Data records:
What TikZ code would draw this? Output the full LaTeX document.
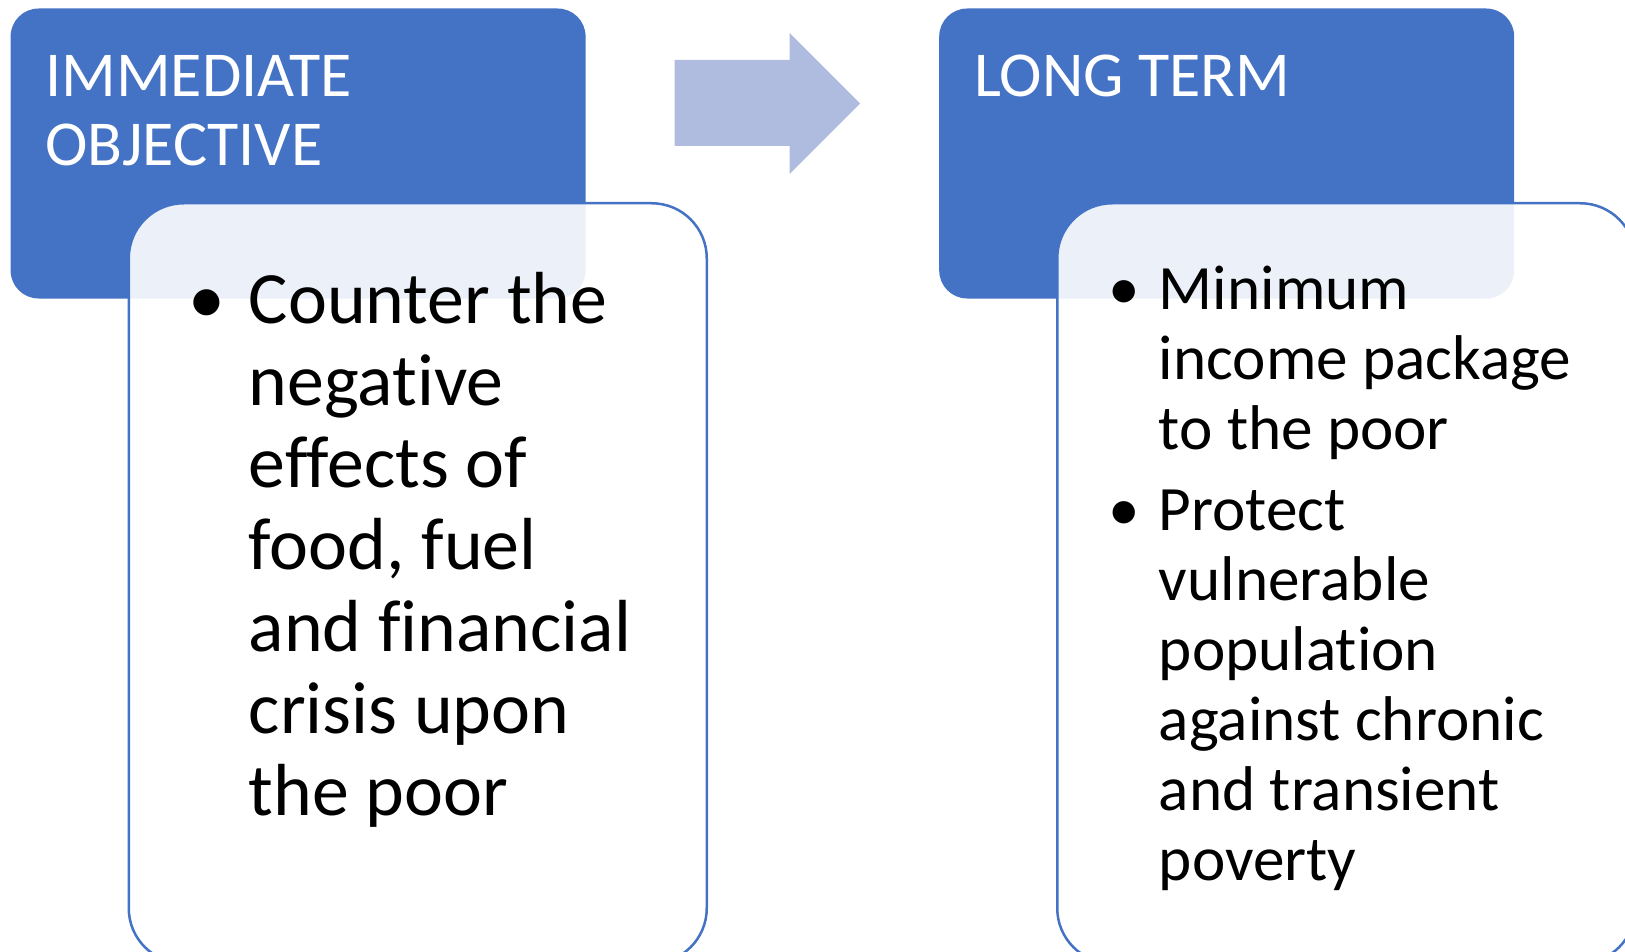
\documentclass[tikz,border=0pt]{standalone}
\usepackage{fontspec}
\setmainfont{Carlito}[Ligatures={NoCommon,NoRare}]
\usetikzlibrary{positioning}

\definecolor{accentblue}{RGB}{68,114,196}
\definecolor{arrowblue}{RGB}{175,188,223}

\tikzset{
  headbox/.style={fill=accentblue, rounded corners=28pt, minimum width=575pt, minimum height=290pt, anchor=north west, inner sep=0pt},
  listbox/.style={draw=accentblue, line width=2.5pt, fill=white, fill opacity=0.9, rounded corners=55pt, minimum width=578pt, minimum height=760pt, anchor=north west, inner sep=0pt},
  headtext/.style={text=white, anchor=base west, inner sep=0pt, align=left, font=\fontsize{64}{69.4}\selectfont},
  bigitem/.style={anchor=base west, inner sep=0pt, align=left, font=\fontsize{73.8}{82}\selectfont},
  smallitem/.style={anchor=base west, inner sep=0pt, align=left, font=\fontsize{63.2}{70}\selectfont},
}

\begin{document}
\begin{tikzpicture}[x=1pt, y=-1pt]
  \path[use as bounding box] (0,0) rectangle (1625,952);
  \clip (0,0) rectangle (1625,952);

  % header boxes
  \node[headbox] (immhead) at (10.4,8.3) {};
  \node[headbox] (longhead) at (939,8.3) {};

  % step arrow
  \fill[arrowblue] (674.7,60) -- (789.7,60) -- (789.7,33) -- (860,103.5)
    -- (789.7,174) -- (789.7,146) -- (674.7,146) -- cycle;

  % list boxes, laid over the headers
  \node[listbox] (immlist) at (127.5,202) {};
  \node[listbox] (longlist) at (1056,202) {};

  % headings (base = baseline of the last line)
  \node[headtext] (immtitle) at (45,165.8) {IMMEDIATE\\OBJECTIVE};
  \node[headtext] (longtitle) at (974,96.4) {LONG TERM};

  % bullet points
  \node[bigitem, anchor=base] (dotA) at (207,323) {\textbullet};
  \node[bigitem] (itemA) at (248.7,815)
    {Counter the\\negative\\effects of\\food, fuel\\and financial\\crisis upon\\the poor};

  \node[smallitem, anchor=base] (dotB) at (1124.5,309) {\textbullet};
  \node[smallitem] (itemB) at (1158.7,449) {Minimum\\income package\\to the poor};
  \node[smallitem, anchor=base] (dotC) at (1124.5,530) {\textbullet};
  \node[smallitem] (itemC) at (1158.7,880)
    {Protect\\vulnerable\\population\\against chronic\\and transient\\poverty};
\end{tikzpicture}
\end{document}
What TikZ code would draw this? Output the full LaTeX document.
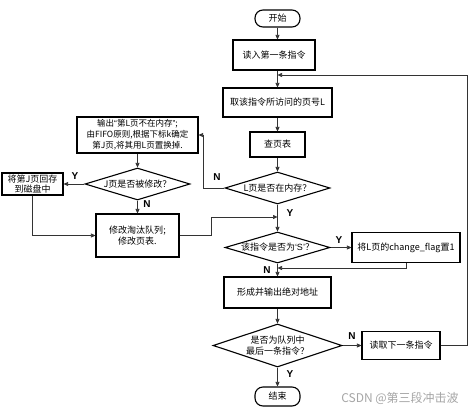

Problem to work on: Without including any pictures, output all the entries above exactly.

Response to this exercise:
What TikZ code would draw this? Output the full LaTeX document.
\documentclass[tikz,border=0pt]{standalone}
\usepackage{fontspec}
\setmainfont{Carlito}[Ligatures={NoCommon,NoRare}]
\usetikzlibrary{positioning}

\definecolor{accentblue}{RGB}{68,114,196}
\definecolor{arrowblue}{RGB}{175,188,223}

\tikzset{
  headbox/.style={fill=accentblue, rounded corners=28pt, minimum width=575pt, minimum height=290pt, anchor=north west, inner sep=0pt},
  listbox/.style={draw=accentblue, line width=2.5pt, fill=white, fill opacity=0.9, rounded corners=55pt, minimum width=578pt, minimum height=760pt, anchor=north west, inner sep=0pt},
  headtext/.style={text=white, anchor=base west, inner sep=0pt, align=left, font=\fontsize{64}{69.4}\selectfont},
  bigitem/.style={anchor=base west, inner sep=0pt, align=left, font=\fontsize{73.8}{82}\selectfont},
  smallitem/.style={anchor=base west, inner sep=0pt, align=left, font=\fontsize{63.2}{70}\selectfont},
}

\begin{document}
\begin{tikzpicture}[x=1pt, y=-1pt]
  \path[use as bounding box] (0,0) rectangle (1625,952);
  \clip (0,0) rectangle (1625,952);

  % header boxes
  \node[headbox] (immhead) at (10.4,8.3) {};
  \node[headbox] (longhead) at (939,8.3) {};

  % step arrow
  \fill[arrowblue] (674.7,60) -- (789.7,60) -- (789.7,33) -- (860,103.5)
    -- (789.7,174) -- (789.7,146) -- (674.7,146) -- cycle;

  % list boxes, laid over the headers
  \node[listbox] (immlist) at (127.5,202) {};
  \node[listbox] (longlist) at (1056,202) {};

  % headings (base = baseline of the last line)
  \node[headtext] (immtitle) at (45,165.8) {IMMEDIATE\\OBJECTIVE};
  \node[headtext] (longtitle) at (974,96.4) {LONG TERM};

  % bullet points
  \node[bigitem, anchor=base] (dotA) at (207,323) {\textbullet};
  \node[bigitem] (itemA) at (248.7,815)
    {Counter the\\negative\\effects of\\food, fuel\\and financial\\crisis upon\\the poor};

  \node[smallitem, anchor=base] (dotB) at (1124.5,309) {\textbullet};
  \node[smallitem] (itemB) at (1158.7,449) {Minimum\\income package\\to the poor};
  \node[smallitem, anchor=base] (dotC) at (1124.5,530) {\textbullet};
  \node[smallitem] (itemC) at (1158.7,880)
    {Protect\\vulnerable\\population\\against chronic\\and transient\\poverty};
\end{tikzpicture}
\end{document}
What TikZ code would draw this? Output the full LaTeX document.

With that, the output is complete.